Pictures are excluded. Copy exactly, and only, the lines from the one containing "Write a component" through the one containing "Chart.register(...registerables);", both ends included.

## DATASET RECORDS
+++

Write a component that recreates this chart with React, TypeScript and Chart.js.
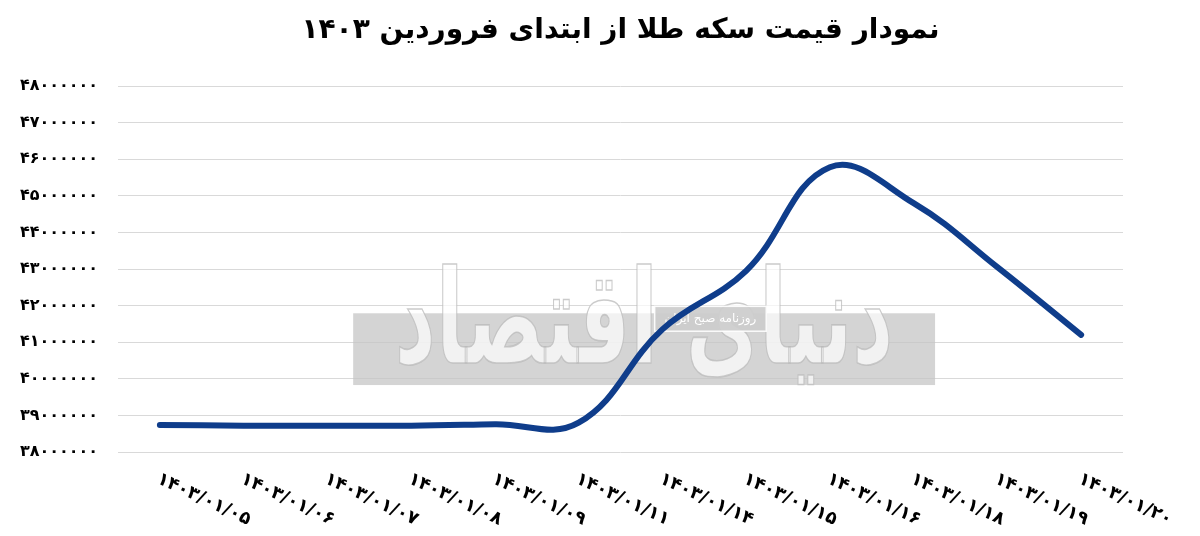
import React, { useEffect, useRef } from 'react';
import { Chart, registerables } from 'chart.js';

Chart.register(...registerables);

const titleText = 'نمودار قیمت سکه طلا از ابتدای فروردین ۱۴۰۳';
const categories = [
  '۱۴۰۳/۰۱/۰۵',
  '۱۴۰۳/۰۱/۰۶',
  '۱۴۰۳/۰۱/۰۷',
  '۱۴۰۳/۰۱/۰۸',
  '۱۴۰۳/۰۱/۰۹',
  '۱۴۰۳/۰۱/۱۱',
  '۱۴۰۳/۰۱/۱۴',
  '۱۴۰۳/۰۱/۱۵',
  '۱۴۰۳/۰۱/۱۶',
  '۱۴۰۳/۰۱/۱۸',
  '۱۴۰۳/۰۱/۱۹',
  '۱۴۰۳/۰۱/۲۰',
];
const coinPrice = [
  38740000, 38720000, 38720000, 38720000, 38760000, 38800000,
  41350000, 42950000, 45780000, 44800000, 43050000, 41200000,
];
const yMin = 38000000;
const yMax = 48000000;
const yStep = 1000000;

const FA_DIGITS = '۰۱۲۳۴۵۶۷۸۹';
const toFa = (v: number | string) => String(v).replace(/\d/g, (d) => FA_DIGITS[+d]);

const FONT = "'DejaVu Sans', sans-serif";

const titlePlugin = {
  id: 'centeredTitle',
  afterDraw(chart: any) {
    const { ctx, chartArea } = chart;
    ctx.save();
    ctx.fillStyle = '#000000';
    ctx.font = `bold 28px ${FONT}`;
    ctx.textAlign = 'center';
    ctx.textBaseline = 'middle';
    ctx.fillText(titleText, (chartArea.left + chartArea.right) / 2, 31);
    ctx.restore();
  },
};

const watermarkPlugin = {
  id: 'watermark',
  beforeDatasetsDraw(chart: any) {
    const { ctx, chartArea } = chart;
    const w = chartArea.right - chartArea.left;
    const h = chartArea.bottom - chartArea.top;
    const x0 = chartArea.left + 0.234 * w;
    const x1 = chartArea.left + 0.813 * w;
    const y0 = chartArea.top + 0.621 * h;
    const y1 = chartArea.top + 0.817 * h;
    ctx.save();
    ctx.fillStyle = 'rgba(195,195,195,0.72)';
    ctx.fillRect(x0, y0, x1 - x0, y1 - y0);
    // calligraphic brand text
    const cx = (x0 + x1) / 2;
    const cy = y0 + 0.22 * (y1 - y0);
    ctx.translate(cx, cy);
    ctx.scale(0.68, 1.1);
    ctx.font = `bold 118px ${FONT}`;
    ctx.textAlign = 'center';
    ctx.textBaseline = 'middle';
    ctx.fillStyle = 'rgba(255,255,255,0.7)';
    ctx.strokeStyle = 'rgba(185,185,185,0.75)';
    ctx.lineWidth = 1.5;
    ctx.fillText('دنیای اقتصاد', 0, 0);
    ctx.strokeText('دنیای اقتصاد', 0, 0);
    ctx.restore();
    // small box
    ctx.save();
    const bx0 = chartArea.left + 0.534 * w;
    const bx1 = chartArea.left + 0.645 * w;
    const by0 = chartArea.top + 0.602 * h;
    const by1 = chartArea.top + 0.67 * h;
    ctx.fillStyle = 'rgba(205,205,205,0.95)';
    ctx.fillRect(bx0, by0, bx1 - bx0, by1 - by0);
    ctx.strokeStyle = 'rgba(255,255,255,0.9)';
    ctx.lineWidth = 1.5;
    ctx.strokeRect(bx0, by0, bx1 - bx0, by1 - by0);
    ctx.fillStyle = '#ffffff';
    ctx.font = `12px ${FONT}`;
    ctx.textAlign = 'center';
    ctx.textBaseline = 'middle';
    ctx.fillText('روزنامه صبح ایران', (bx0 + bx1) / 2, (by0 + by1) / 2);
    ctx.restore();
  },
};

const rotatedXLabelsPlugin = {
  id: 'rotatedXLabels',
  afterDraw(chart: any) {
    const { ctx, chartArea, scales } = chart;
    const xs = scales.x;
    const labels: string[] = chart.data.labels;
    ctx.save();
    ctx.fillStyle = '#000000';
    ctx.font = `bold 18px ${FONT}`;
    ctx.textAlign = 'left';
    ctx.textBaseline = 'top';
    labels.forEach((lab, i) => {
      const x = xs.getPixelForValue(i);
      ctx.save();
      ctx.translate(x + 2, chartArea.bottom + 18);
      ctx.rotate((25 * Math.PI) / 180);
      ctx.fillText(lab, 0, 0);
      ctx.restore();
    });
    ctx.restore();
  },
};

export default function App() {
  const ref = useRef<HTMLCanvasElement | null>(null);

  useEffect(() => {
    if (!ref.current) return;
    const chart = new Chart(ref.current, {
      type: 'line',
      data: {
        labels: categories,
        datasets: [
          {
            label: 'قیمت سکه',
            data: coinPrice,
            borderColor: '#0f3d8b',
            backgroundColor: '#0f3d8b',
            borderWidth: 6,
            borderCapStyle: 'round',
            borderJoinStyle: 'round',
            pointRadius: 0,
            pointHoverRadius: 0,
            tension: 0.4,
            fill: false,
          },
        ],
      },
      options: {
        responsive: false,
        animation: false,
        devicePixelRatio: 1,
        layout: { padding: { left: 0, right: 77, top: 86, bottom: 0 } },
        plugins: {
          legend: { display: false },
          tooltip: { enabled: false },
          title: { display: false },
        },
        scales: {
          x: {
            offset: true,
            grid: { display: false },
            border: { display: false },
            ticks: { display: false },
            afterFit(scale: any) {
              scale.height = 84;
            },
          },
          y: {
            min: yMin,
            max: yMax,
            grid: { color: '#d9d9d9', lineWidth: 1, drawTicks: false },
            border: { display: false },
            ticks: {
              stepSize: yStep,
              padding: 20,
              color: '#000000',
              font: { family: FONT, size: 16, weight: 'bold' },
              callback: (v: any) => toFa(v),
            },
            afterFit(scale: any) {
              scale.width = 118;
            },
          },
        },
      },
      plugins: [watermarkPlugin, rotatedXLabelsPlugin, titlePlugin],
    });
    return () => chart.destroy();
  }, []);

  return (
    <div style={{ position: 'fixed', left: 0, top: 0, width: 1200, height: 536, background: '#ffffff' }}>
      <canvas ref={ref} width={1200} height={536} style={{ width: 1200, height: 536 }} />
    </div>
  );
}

+++

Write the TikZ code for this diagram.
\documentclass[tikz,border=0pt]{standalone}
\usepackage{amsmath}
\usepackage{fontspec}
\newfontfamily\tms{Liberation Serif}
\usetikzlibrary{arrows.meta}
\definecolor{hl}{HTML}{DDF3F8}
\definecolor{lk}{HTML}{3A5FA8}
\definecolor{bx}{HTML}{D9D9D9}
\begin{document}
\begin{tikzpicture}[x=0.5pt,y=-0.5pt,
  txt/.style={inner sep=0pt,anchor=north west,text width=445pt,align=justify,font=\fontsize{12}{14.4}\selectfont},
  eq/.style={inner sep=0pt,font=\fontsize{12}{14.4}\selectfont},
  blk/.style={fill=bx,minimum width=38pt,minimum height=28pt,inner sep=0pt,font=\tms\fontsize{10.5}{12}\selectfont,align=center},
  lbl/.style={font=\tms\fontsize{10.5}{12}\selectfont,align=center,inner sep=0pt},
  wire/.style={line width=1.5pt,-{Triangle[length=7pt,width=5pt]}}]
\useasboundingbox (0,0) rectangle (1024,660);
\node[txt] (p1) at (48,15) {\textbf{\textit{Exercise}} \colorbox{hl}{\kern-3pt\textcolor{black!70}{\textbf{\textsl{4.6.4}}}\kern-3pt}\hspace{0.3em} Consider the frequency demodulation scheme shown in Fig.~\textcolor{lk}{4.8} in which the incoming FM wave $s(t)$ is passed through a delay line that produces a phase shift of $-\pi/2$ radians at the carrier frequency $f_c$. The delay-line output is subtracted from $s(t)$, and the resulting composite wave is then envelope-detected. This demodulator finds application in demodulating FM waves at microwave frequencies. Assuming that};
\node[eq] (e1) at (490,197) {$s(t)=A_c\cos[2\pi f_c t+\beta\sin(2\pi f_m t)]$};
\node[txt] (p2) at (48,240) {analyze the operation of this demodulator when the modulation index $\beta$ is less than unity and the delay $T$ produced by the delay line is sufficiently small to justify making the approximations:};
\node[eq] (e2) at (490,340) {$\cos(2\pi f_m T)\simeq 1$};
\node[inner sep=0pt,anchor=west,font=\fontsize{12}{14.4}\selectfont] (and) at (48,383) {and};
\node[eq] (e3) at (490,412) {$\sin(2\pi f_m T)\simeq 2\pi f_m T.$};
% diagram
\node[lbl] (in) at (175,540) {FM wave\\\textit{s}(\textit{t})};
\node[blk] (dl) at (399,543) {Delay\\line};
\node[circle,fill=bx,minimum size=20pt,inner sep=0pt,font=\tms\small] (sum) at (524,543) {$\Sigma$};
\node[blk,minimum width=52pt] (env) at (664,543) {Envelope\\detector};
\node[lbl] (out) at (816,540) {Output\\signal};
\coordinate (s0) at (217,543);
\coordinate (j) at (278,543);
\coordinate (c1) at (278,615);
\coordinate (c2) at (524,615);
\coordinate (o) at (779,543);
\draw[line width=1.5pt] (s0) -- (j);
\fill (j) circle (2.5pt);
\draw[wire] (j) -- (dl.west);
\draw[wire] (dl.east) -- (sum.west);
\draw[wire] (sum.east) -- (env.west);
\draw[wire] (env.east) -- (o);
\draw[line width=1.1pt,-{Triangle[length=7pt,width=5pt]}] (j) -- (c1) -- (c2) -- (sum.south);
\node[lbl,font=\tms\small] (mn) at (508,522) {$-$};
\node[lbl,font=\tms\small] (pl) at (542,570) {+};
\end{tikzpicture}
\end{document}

+++

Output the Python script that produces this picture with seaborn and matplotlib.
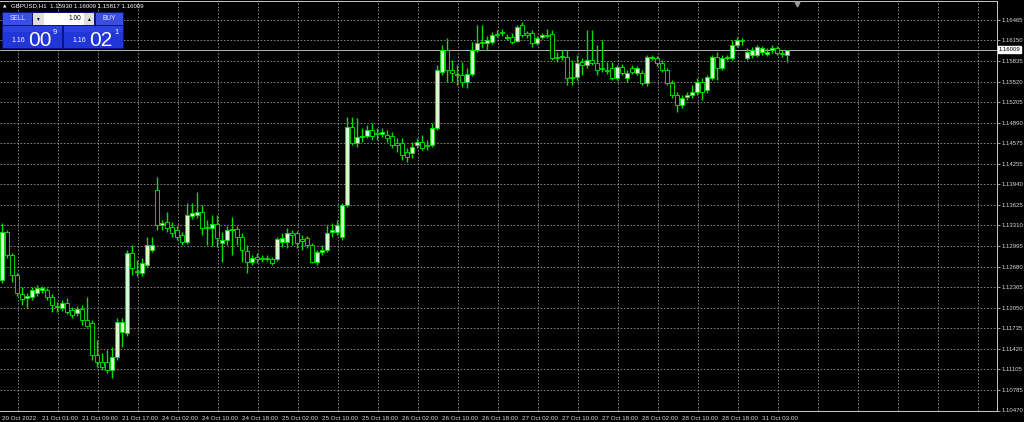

+++

## ANSWER TO THIS EXERCISE
Write a component that recreates this chart with React, TypeScript and Chart.js.
import React, { useEffect, useRef } from 'react';
import { Chart, registerables } from 'chart.js';

Chart.register(...registerables);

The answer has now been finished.